Sponsored by the Global Tuidang Center (“tuidang” means quit the Party), speakers reviewed the progress of this grassroots movement, recounted persecution suffered at the hands of the Chinese Communist Party (CCP), and spoke of the U.S. Commission of International Religious Freedom (USCIRF) response to persecution in China.
Active in the Tuidang movement are practitioners of Falun Gong, a Chinese spiritual discipline that has, since 1999, been subjected to what Lee called “the most brutal, the most vicious and widespread of human rights violations” in the world at the hands of the Chinese regime.
Falun Gong involves doing meditative exercises and living according to teachings based on the principles of truthfulness, compassion, and tolerance. First taught to the Chinese public in 1992, Falun Gong was quickly embraced by tens of millions of people, and had an estimated 70 to 100 million adherents by 1999.
In July 1999, the Communist Party banned Falun Gong and subjected its practitioners to a nationwide persecution of a scale not seen since the Cultural Revolution (1966–1976).
Falun Gong practitioners’ twenty-year-long peaceful effort to oppose persecution has established “the golden standard for people to choose between good and evil, truth and lies, compassion and hatred, forbearance and destruction...heaven and hell.” Lee said. Supporting Falun Gong means to stand with truth and justice, and to keep away from the Communist Party, Lee said.
Ms.

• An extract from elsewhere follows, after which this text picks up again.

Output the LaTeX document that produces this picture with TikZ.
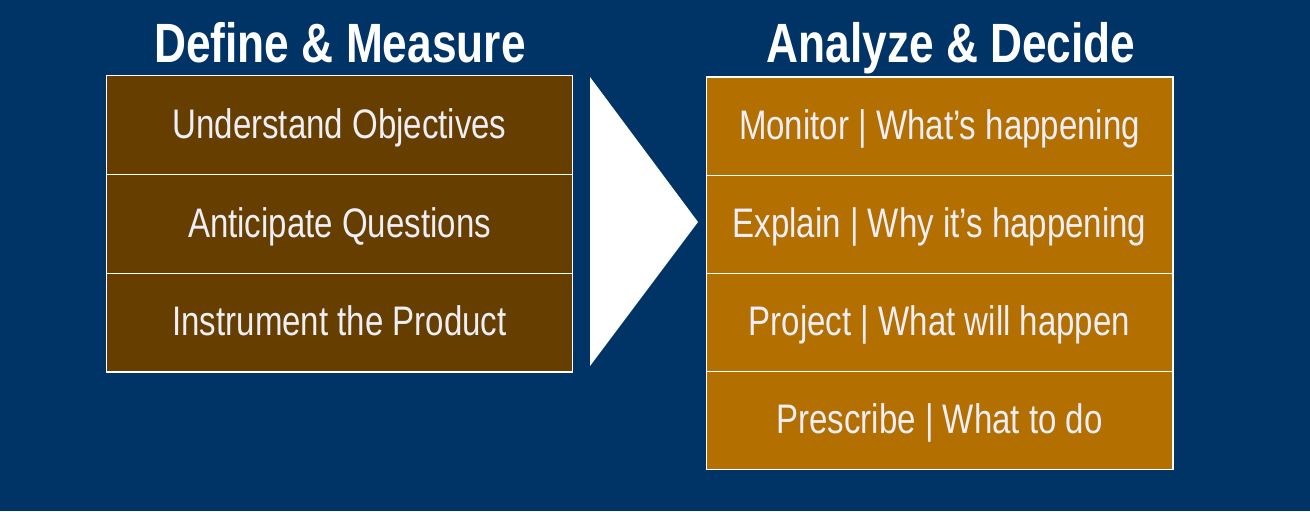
\documentclass[tikz,border=0pt]{standalone}
\usepackage{fontspec}
\setmainfont{Liberation Sans}[FakeStretch=0.80]
\usetikzlibrary{positioning}
\definecolor{bgblue}{RGB}{0,51,102}
\definecolor{darkbrown}{RGB}{102,63,0}
\definecolor{ochre}{RGB}{179,111,0}
\definecolor{paletext}{RGB}{238,238,246}

\begin{document}
\begin{tikzpicture}[x=0.02cm, y=-0.02cm,
  header/.style={text=white, font=\fontsize{31.5}{36}\selectfont\bfseries, inner sep=0pt, anchor=base},
  leftbox/.style={draw=white, line width=0.6pt, fill=darkbrown, minimum width=9.34cm, minimum height=1.974cm,
    text=paletext, font=\fontsize{23.5}{28}\selectfont, inner sep=0pt, outer sep=0pt, text depth=0.4ex},
  rightbox/.style={leftbox, fill=ochre, minimum height=1.965cm}]

% Sfondo e cornice
\useasboundingbox (0,0) rectangle (1310,511);
\fill[bgblue] (0,0) rectangle (1310,511);

\node[header] (hdefine)  at (340,62) {Define \& Measure};
\node[header] (hanalyze) at (951,62) {Analyze \& Decide};

\node[leftbox] (understand) at (339.5,125.3) {Understand Objectives};
\node[leftbox, below=0pt of understand] (anticipate) {Anticipate Questions};
\node[leftbox, below=0pt of anticipate] (instrument) {Instrument the Product};

\fill[white] (590,77) -- (698,222) -- (590,366) -- cycle;

\node[rightbox] (monitor) at (939.5,126.1) {Monitor | What’s happening};
\node[rightbox, below=0pt of monitor]  (explain)   {Explain | Why it’s happening};
\node[rightbox, below=0pt of explain]  (project)   {Project | What will happen};
\node[rightbox, below=0pt of project]  (prescribe) {Prescribe | What to do};

\end{tikzpicture}
\end{document}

Yijie Zhang, a former division chief with Chinese Ministry of Commerce, has been a Falun Gong practitioner since 1994. She shared her experiences of being a victim of the CCP’s persecution over the past twenty years.
Because she did not renounce her belief, Zhang was demoted and dismissed by the Ministry. Her husband, who is also a middle-rank government official with the Ministry of Commerce, was barred from promotion and his career development was negatively affected by the persecution of his wife. Zhang’s children also suffered discrimination.
Zhang was arrested seven times by the CCP and tortured nearly-to-death while being illegally imprisoned. She finally escaped to the United States in October, 2017, with the help of the U.S. Congress and the international community. Zhang called on people worldwide who hold justice high to help bring an end to CCP and its persecution to Falun Gong.
One of USCIRF’s roles, Bauer said, is to identify governments that are violating people’s basic human rights including the freedom of belief and religion. If his commission was to shrink budget and resources to be able to monitor only one government for its practice in human rights, it would be communist China, Bauer said, because the communist regime’s “incredibly wide spread of violation of basic human rights to search (for) the meaning of life.”
While he worked as Undersecretary of Education and Assistant to President Reagan for Policy Development, Bauer said that there were lots of debates in the late 1980s in Washington about whether the United States should continue promoting trade with China to bring positive changes to the country.
“I am proud to say I was one of those that argued it would not change China,” Bauer said, “In fact, more trade with China would end up changing the United States.”
Sadly, as people have seen, Bauer said, while many Americans understand what is happening in China, they have less interest to break the status quo; people in the business community are more interested in profits in China than being a voice for Chinese people and their human rights. The situation further complicates the challenge that the United States has with China today.
Bauer quoted President Reagan’s words by saying “the world could not survive half-slave and half-free.” To change for a better world, he said, Reagan was dedicated himself to ending the slavery in the former Soviet Union.
Appointed to the USCIRF by President Donald Trump, Bauer believes Trump understands the human right issues in China and would continue to work on them as he works on the trade and national security issues.
Also speaking at the forum were: Congressman Steve King (R-Iowa); Chinese dissident Chen Guangcheng; Chris Chappell, host of the NTD program “China Uncensored”; and Dr. Wang Zhiyuan, president of the World Organization to Investigate the Persecution of Falun Gong.